Detective Comics #462. The third part of a three issue series. The writer Bob Rozakis challenged the reader to figure out the true identity of a new villain. There was no hint that this story that any of the recent stories in the series took place in the super-DC universe. But the villain was revealed to be

(do I need a spoiler warning?)

the Flash in disguise. I remember being irritated by this ridiculous cross-over.

I am the only one who thought that this two-Batman policy existed?

Scipio said...

Yes, Detective/Fighter is definitely slider-y; however, it's important to realize that the two are NOT mutually exclusive.

One I haven't mentioned:

Bruce Wayne:

Is Wayne perceived as responsible or irresponsible?

Andrew said...

Fair point on the compatibility of Detective/Fighter modes. If the writer is putting Batman up against the Riddler, then the Detective switch is flipped to ON regardless of the overall tone of the book. Or so I would imagine.

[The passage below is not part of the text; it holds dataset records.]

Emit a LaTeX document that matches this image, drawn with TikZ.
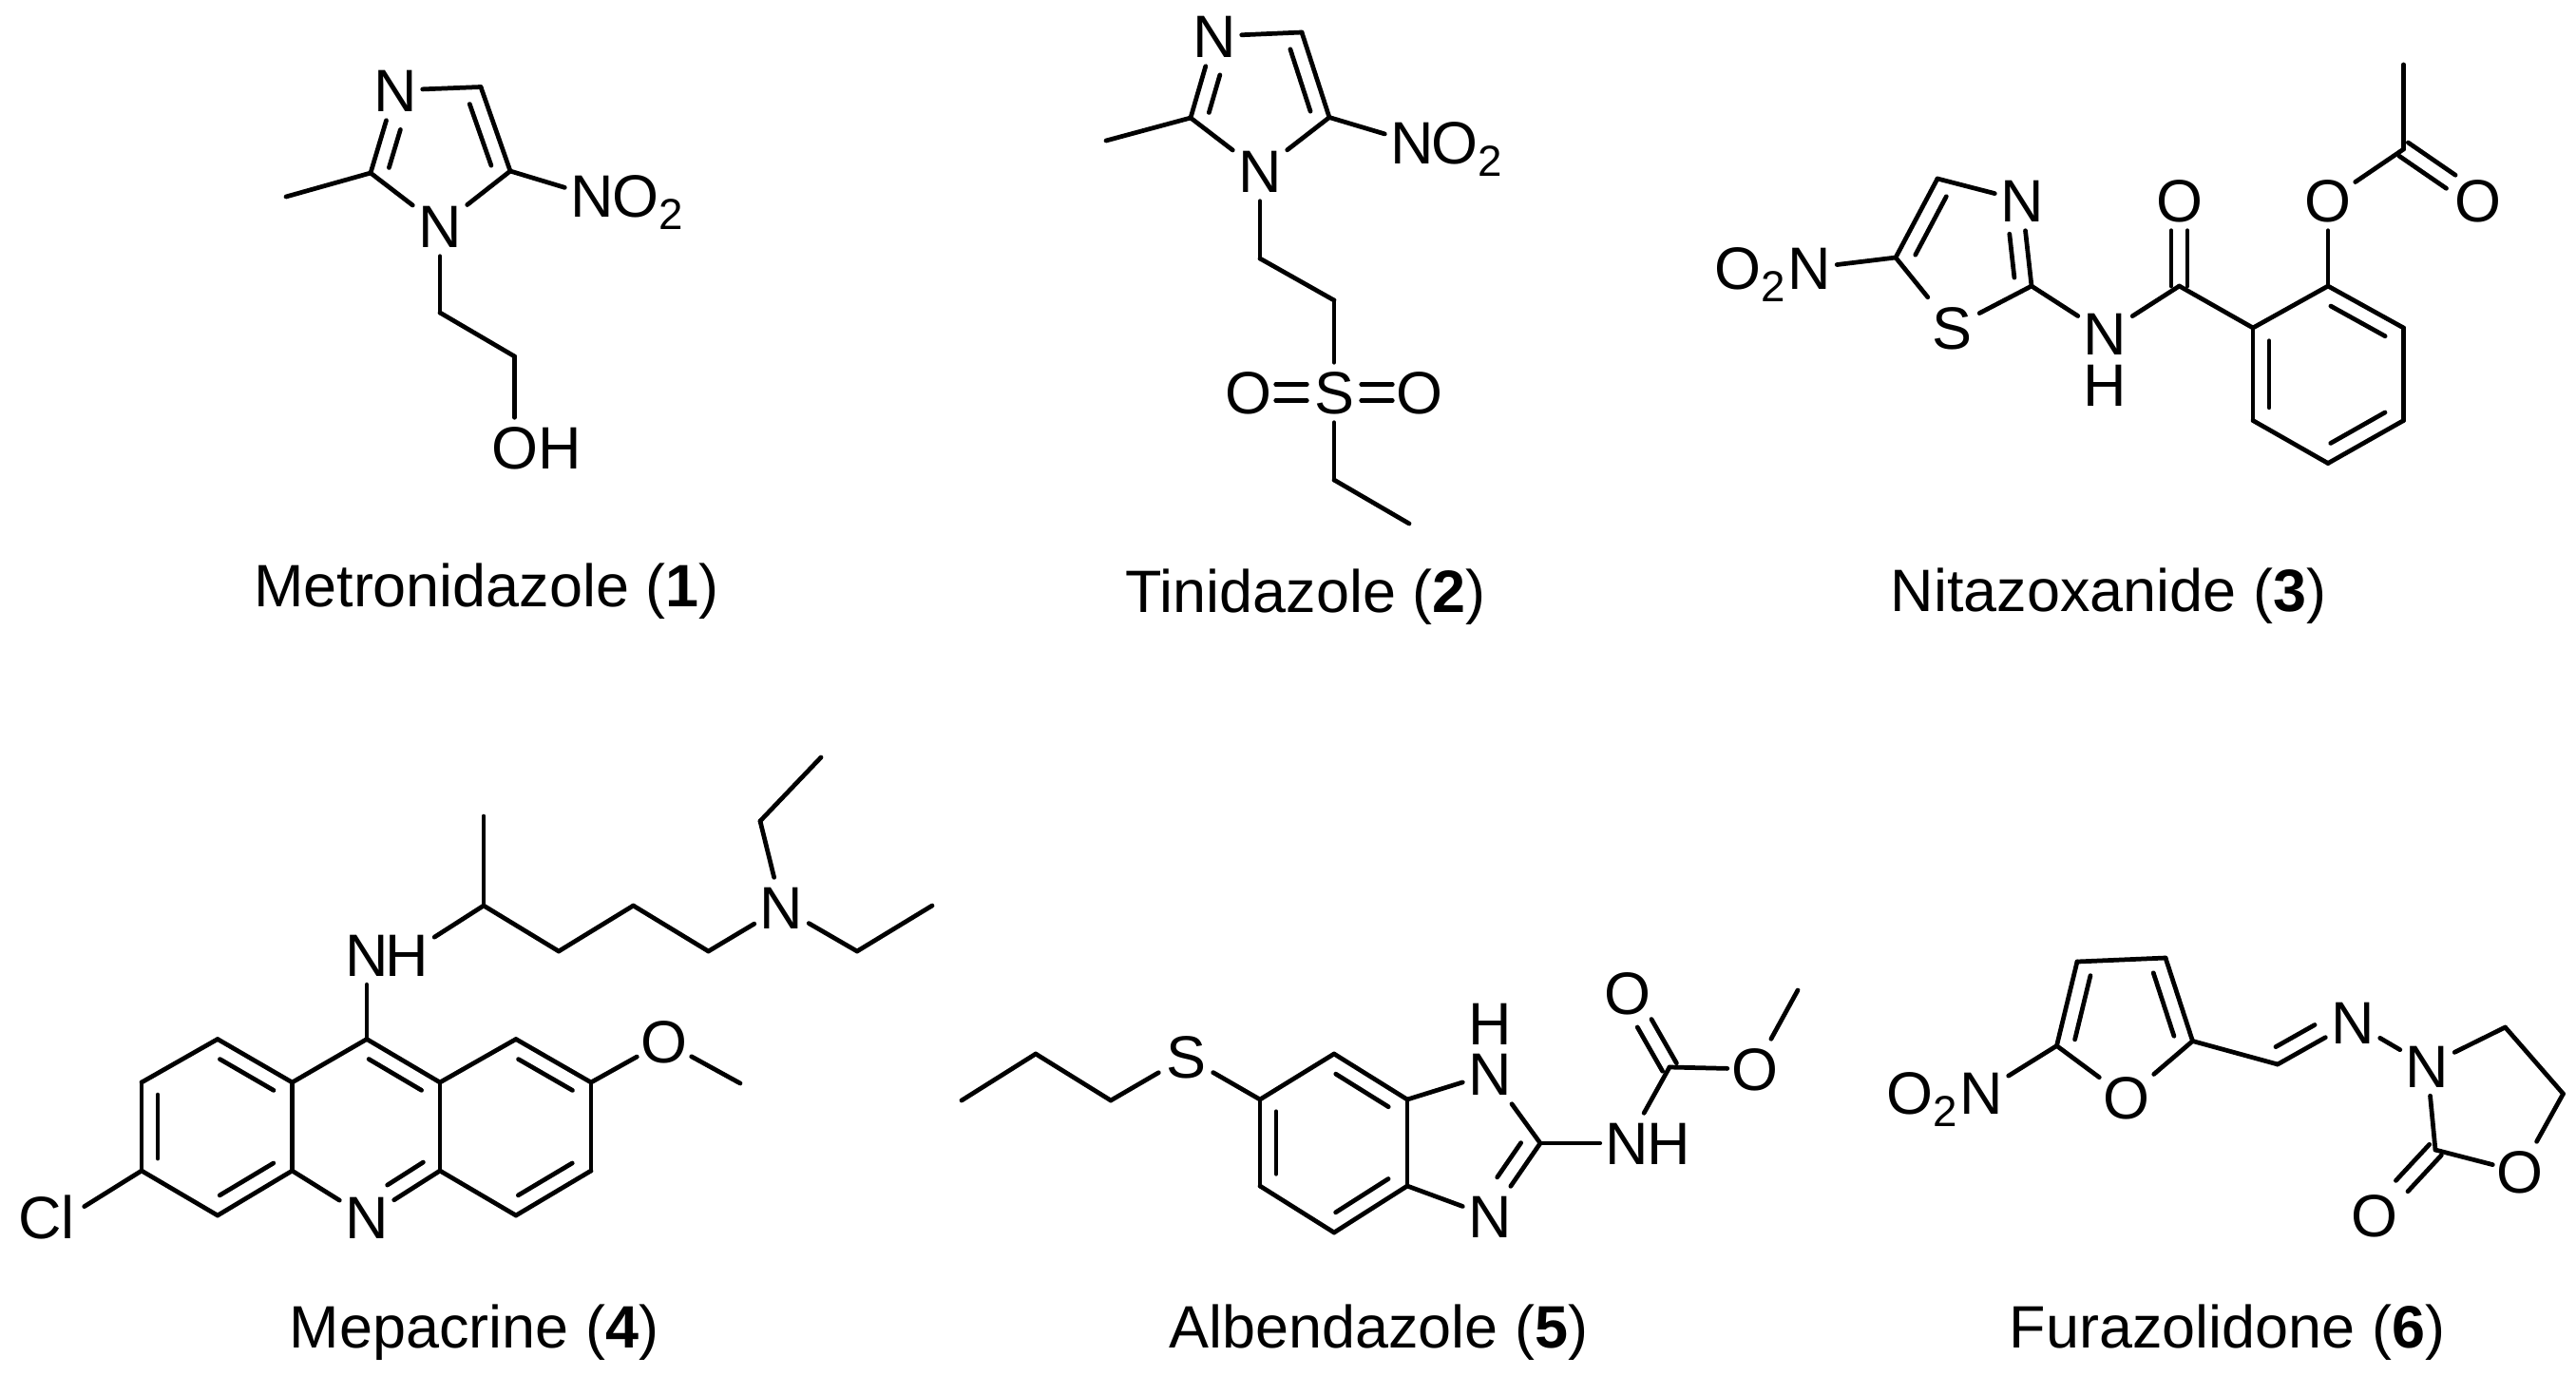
\documentclass[tikz,border=0pt]{standalone}
\usepackage{fontspec}
\setmainfont{Liberation Sans}
\usetikzlibrary{calc}

\tikzset{
  molfont/.style={font=\fontsize{17.9}{20}\selectfont},
  bond/.style={line width=1.35pt,line cap=round},
  atom/.style={molfont,inner sep=0pt,minimum width=0.56cm,minimum height=0.62cm,text height=0.45cm,text depth=0pt},
  topH/.style={atom,minimum height=0pt,text height=0.41cm},
  tail/.style={molfont,inner sep=0pt,text height=0.45cm,text depth=0pt},
  caption/.style={molfont,inner sep=0pt,anchor=base}
}
\newcommand{\subtwo}{\raisebox{-3.7pt}{\fontsize{13}{13}\selectfont 2}}
\newcommand{\innerbond}[4]{\draw[bond] ($(#1)!#3!(#2)!0.17cm!90:(#2)$) -- ($(#1)!#4!(#2)!0.17cm!90:(#2)$);}
\newcommand{\dblbond}[4]{%
  \draw[bond,transform canvas={shift={(#3,#4)}}] (#1) -- (#2);
  \draw[bond,transform canvas={shift={({-1*(#3)},{-1*(#4)})}}] (#1) -- (#2);}

\begin{document}
\begin{tikzpicture}[x=0.01cm,y=-0.01cm]
  \useasboundingbox (0,0) rectangle (2711,1447);

  % metronidazole
  \node[atom] (aN3) at (416,95) {N};
  \node[atom] (aN1) at (463,238) {N};
  \node[atom] (aN2) at (623,206) {N};
  \node[atom] (aO) at (541.5,471) {O};
  \node[atom] (aH) at (589,471) {H};
  \node[tail,anchor=west] (aO2) at (644,206) {O\subtwo};
  \coordinate (aC4) at (506,91.5);
  \coordinate (aC5) at (537,180);
  \coordinate (aC2) at (390,182);
  \coordinate (aMe) at (301,207);
  \coordinate (aC6) at (463,329);
  \coordinate (aC7) at (541.5,375);
  \foreach \u/\v in {aN3/aC4,aC4/aC5,aC5/aN1,aN1/aC2,aC2/aN3,aC2/aMe,aC5/aN2,aN1/aC6,aC6/aC7,aC7/aO}
    \draw[bond] (\u) -- (\v);
  \innerbond{aN3}{aC2}{0.42}{0.88}
  \innerbond{aC5}{aC4}{0.13}{0.86}
  \node[caption] (aCap) at (512,638.5) {Metronidazole (\textbf{1})};

  % tinidazole
  \node[atom] (bN3) at (1278,38) {N};
  \node[atom] (bN1) at (1326,180) {N};
  \node[atom] (bN2) at (1486,149.5) {N};
  \node[atom] (bS) at (1404,413) {S};
  \node[atom] (bOl) at (1314,413) {O};
  \node[atom] (bOr) at (1494,413) {O};
  \node[tail,anchor=west] (bO2) at (1506,149.5) {O\subtwo};
  \coordinate (bC4) at (1370,34);
  \coordinate (bC5) at (1399,123.5);
  \coordinate (bC2) at (1253,124);
  \coordinate (bMe) at (1164,148);
  \coordinate (bC6) at (1326,272);
  \coordinate (bC7) at (1404,316);
  \coordinate (bC8) at (1404,505);
  \coordinate (bC9) at (1483,551);
  \foreach \u/\v in {bN3/bC4,bC4/bC5,bC5/bN1,bN1/bC2,bC2/bN3,bC2/bMe,bC5/bN2,bN1/bC6,bC6/bC7,bC7/bS,bS/bC8,bC8/bC9}
    \draw[bond] (\u) -- (\v);
  \innerbond{bN3}{bC2}{0.42}{0.88}
  \innerbond{bC5}{bC4}{0.13}{0.86}
  \dblbond{bS}{bOl}{0}{8.5}
  \dblbond{bS}{bOr}{0}{8.5}
  \node[caption] (bCap) at (1374,644) {Tinidazole (\textbf{2})};

  % nitazoxanide
  \node[atom] (cN2) at (1904.5,282) {N};
  \node[atom] (cS) at (2054.5,344.5) {S};
  \node[atom] (cN3) at (2128,211) {N};
  \node[atom] (cNH) at (2215.5,351) {N};
  \node[topH] (cH) at (2215.5,407) {H};
  \node[atom] (cOa) at (2293.5,211) {O};
  \node[atom] (cOe) at (2450,211) {O};
  \node[atom] (cOk) at (2608,211) {O};
  \node[tail,anchor=east] (cO2) at (1880,282) {O\subtwo};
  \coordinate (cC4) at (2039,188);
  \coordinate (cC5) at (1995,271);
  \coordinate (cC2) at (2138,301);
  \coordinate (cCa) at (2293.5,301);
  \coordinate (cR1) at (2450,301);
  \coordinate (cR2) at (2371,345);
  \coordinate (cR3) at (2371,442.5);
  \coordinate (cR4) at (2450,487.5);
  \coordinate (cR5) at (2529.5,442.5);
  \coordinate (cR6) at (2529.5,345);
  \coordinate (cCk) at (2529.5,157);
  \coordinate (cMe) at (2529.5,68);
  \foreach \u/\v in {cN2/cC5,cC5/cC4,cC4/cN3,cN3/cC2,cC2/cS,cS/cC5,cC2/cNH,cNH/cCa,cCa/cR2,
                     cR1/cR2,cR2/cR3,cR3/cR4,cR4/cR5,cR5/cR6,cR6/cR1,cR1/cOe,cOe/cCk,cCk/cMe}
    \draw[bond] (\u) -- (\v);
  \innerbond{cC4}{cC5}{0.13}{0.87}
  \innerbond{cC2}{cN3}{0.12}{0.63}
  \innerbond{cR6}{cR1}{0.14}{0.86}
  \innerbond{cR2}{cR3}{0.14}{0.86}
  \innerbond{cR4}{cR5}{0.14}{0.86}
  \dblbond{cCa}{cOa}{8.5}{0}
  \dblbond{cCk}{cOk}{4.8}{-7}
  \node[caption] (cCap) at (2219,643) {Nitazoxanide (\textbf{3})};

  % mepacrine
  \node[atom,minimum width=0.78cm,minimum height=0.66cm] (dCl) at (49,1281) {Cl};
  \node[atom] (dN) at (386,1281) {N};
  \node[atom] (dNH) at (386,1004.5) {N};
  \node[atom] (dH) at (428.5,1004.5) {H};
  \node[atom] (dO) at (699,1096) {O};
  \node[atom] (dNe) at (822.5,955) {N};
  \coordinate (dA) at (229,1093.5);
  \coordinate (dB) at (149,1139);
  \coordinate (dC) at (149,1232);
  \coordinate (dD) at (229,1279);
  \coordinate (dE) at (307.5,1232);
  \coordinate (dF) at (307.5,1139);
  \coordinate (dG) at (386,1093.5);
  \coordinate (dI) at (463,1139);
  \coordinate (dJ) at (463,1232);
  \coordinate (dK) at (543,1093.5);
  \coordinate (dL) at (622,1139);
  \coordinate (dM) at (622,1232);
  \coordinate (dP) at (543,1279);
  \coordinate (dMe) at (779,1140);
  \coordinate (dT1) at (509,953);
  \coordinate (dT2) at (509,859);
  \coordinate (dT3) at (588,1001);
  \coordinate (dT4) at (666.5,953);
  \coordinate (dT5) at (745.5,1001);
  \coordinate (dE1) at (800,864);
  \coordinate (dE2) at (864,797);
  \coordinate (dE3) at (902,1001);
  \coordinate (dE4) at (981,953);
  \foreach \u/\v in {dA/dB,dB/dC,dC/dD,dD/dE,dE/dF,dF/dA,dF/dG,dG/dI,dI/dJ,dJ/dN,dN/dE,
                     dI/dK,dK/dL,dL/dM,dM/dP,dP/dJ,dL/dO,dO/dMe,dG/dNH,dT1/dH,dT1/dT2,
                     dT1/dT3,dT3/dT4,dT4/dT5,dT5/dNe,dNe/dE1,dE1/dE2,dNe/dE3,dE3/dE4}
    \draw[bond] (\u) -- (\v);
  \draw[bond] (dC) -- (dCl.16);
  \innerbond{dF}{dA}{0.14}{0.86}
  \innerbond{dB}{dC}{0.14}{0.86}
  \innerbond{dD}{dE}{0.14}{0.86}
  \innerbond{dI}{dG}{0.14}{0.86}
  \innerbond{dN}{dJ}{0.40}{0.89}
  \innerbond{dL}{dK}{0.14}{0.86}
  \innerbond{dP}{dM}{0.14}{0.86}
  \node[caption] (dCap) at (499,1418) {Mepacrine (\textbf{4})};

  % albendazole
  \node[atom] (eS) at (1248,1112) {S};
  \node[atom] (eN1) at (1568,1130) {N};
  \node[topH] (eH1) at (1568,1079) {H};
  \node[atom] (eN3) at (1568,1280) {N};
  \node[atom] (eNH) at (1712.5,1203) {N};
  \node[atom] (eH) at (1756,1203) {H};
  \node[atom] (eOd) at (1712.5,1045) {O};
  \node[atom] (eOs) at (1846.5,1125) {O};
  \coordinate (ePa) at (1012,1158);
  \coordinate (ePb) at (1090,1109);
  \coordinate (ePc) at (1169,1158);
  \coordinate (eR1) at (1326,1157);
  \coordinate (eR2) at (1404,1109);
  \coordinate (eR3) at (1481,1157);
  \coordinate (eR4) at (1481,1248);
  \coordinate (eR5) at (1404,1297);
  \coordinate (eR6) at (1326,1248);
  \coordinate (eC2) at (1621,1203);
  \coordinate (eCc) at (1757,1123);
  \coordinate (eMe) at (1892,1042);
  \foreach \u/\v in {ePa/ePb,ePb/ePc,ePc/eS,eS/eR1,eR1/eR2,eR2/eR3,eR3/eR4,eR4/eR5,eR5/eR6,eR6/eR1,
                     eR3/eN1,eN1/eC2,eC2/eN3,eN3/eR4,eC2/eNH,eNH/eCc,eCc/eOs,eOs/eMe}
    \draw[bond] (\u) -- (\v);
  \innerbond{eR1}{eR6}{0.14}{0.86}
  \innerbond{eR5}{eR4}{0.14}{0.86}
  \innerbond{eR3}{eR2}{0.14}{0.86}
  \innerbond{eN3}{eC2}{0.41}{0.88}
  \dblbond{eCc}{eOd}{7.4}{-4.2}
  \node[caption] (eCap) at (1451,1418) {Albendazole (\textbf{5})};

  % furazolidone
  \node[atom] (fN2) at (2085,1150) {N};
  \node[atom] (fO1) at (2238,1155) {O};
  \node[atom] (fNa) at (2476,1075.5) {N};
  \node[atom] (fNb) at (2554.5,1121.5) {N};
  \node[atom] (fO2) at (2652,1233) {O};
  \node[atom] (fOd) at (2499,1279) {O};
  \node[tail,anchor=east] (fO) at (2061,1150) {O\subtwo};
  \coordinate (fC5) at (2164.5,1100.5);
  \coordinate (fC4) at (2186,1012);
  \coordinate (fC3) at (2279,1008);
  \coordinate (fC2) at (2307.5,1095.5);
  \coordinate (fCH) at (2397,1120);
  \coordinate (fC6) at (2636.5,1081);
  \coordinate (fC7) at (2697.5,1151);
  \coordinate (fC8) at (2563,1210);
  \foreach \u/\v in {fC5/fN2,fC5/fC4,fC4/fC3,fC3/fC2,fC2/fO1,fO1/fC5,fC2/fCH,fCH/fNa,fNa/fNb,
                     fNb/fC6,fC6/fC7,fC7/fO2,fO2/fC8,fC8/fNb}
    \draw[bond] (\u) -- (\v);
  \innerbond{fC4}{fC5}{0.12}{0.88}
  \innerbond{fC2}{fC3}{0.12}{0.88}
  \innerbond{fCH}{fNa}{0.08}{0.60}
  \dblbond{fC8}{fOd}{6.3}{5.7}
  \node[caption] (fCap) at (2344,1418) {Furazolidone (\textbf{6})};
\end{tikzpicture}
\end{document}
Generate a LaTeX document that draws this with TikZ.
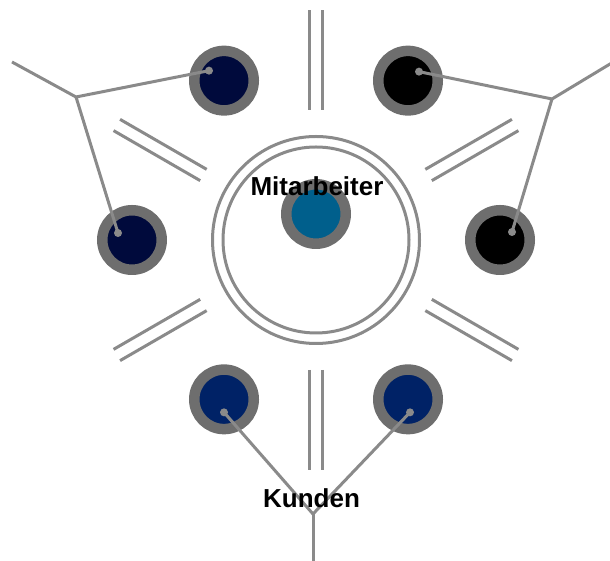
\documentclass[tikz,border=0pt]{standalone}
\usepackage{fontspec}
\setmainfont{Liberation Sans}
\usetikzlibrary{calc}
\definecolor{ringgray}{HTML}{6E6E6E}
\definecolor{wiregray}{HTML}{8A8A8A}
\definecolor{staffblue}{HTML}{005F8C}
\definecolor{navydark}{HTML}{000A3C}
\definecolor{navymid}{HTML}{002266}

\begin{document}
\begin{tikzpicture}[x=1pt,y=1pt,
  every node/.style={font=\fontsize{26}{30}\selectfont\bfseries},
  seat/.style={circle,draw=ringgray,line width=10.5pt,minimum size=59.5pt,inner sep=0pt},
  pin/.style={circle,fill=wiregray,minimum size=8pt,inner sep=0pt},
  wire/.style={draw=wiregray,line width=3pt},
  lbl/.style={anchor=base,text=black}
]
\clip (0,0) rectangle (610,561);
\coordinate (C) at (316,321);

% double separators between the seats
\foreach \a in {30,90,...,330}{
  \draw[wire] ($(C)+(\a:130)+(\a+90:6.5)$) -- ($(C)+(\a:230)+(\a+90:6.5)$);
  \draw[wire] ($(C)+(\a:130)+(\a-90:6.5)$) -- ($(C)+(\a:230)+(\a-90:6.5)$);
}

% table in the middle
\draw[wire] (C) circle[radius=103.5];
\draw[wire] (C) circle[radius=93];
\node[seat,fill=staffblue] (M) at ($(C)+(0,26)$) {};

% outer seats
\node[seat,fill=navydark] (S1) at ($(C)+(120:184)$) {};
\node[seat,fill=navydark] (S2) at ($(C)+(180:184)$) {};
\node[seat,fill=black]    (S3) at ($(C)+(60:184)$) {};
\node[seat,fill=black]    (S4) at ($(C)+(0:184)$) {};
\node[seat,fill=navymid]  (S5) at ($(C)+(240:184)$) {};
\node[seat,fill=navymid]  (S6) at ($(C)+(300:184)$) {};

% pins
\node[pin] (P1) at ($(S1)+(-15,10)$) {};
\node[pin] (P2) at ($(S2)+(-14,7)$) {};
\node[pin] (P3) at ($(S3)+(11,9)$) {};
\node[pin] (P4) at ($(S4)+(12,8)$) {};
\node[pin] (P5) at ($(S5)+(0,-13)$) {};
\node[pin] (P6) at ($(S6)+(2,-13)$) {};

% junctions
\coordinate (J1) at (76,464);
\coordinate (E1) at (12,499);
\coordinate (J2) at (552,462);
\coordinate (E2) at (615,500);
\coordinate (J3) at (313,47);
\coordinate (E3) at (313,-26);

\draw[wire,line join=round] (P1.center) -- (J1) -- (P2.center);
\draw[wire] (J1) -- (E1);
\draw[wire,line join=round] (P3.center) -- (J2) -- (P4.center);
\draw[wire] (J2) -- (E2);
\draw[wire,line join=round] (P5.center) -- (J3) -- (P6.center);
\draw[wire] (J3) -- (E3);

% labels
\node[lbl] (mt) at (317,365) {Mitarbeiter};
\node[lbl] (kt) at (311.5,53) {Kunden};
\end{tikzpicture}
\end{document}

And the reverse, I guess, for Killer Croc.

Perplexio said...

What about the OTHER Batmen... Jean-Paul Valley, Dick Grayson, and Tim Drake (from the future who came back in time to battle with his younger Robin self in Teen Titans)?

Scipio said...

"OTHER Batmen"?

There ARE no other Batmans, Perplexio. Accept no substitutes.

Laplace Zombie said...

Even as an old man he can be interpreted in man ways, there's Dark Knight Returns mad bruiser Batman, Kingdom Come driven-but-creepy Batman, Batman Beyond retired badass Bruce.

And now you've got me watching JLU all over again... happy now? =P

Azrael said...

Scipio is right. I was never really Batman. It's not like the Green Lanterns. Personal experience has shown me that not just anyone can wear that cape and cowl...

Matthew said...

Hey, Scipio, I don't know how comments work, so I dunno if you'll read an old article's comments, but I've been waiting for your persona cycle continuation for months man. Could you please start it up again?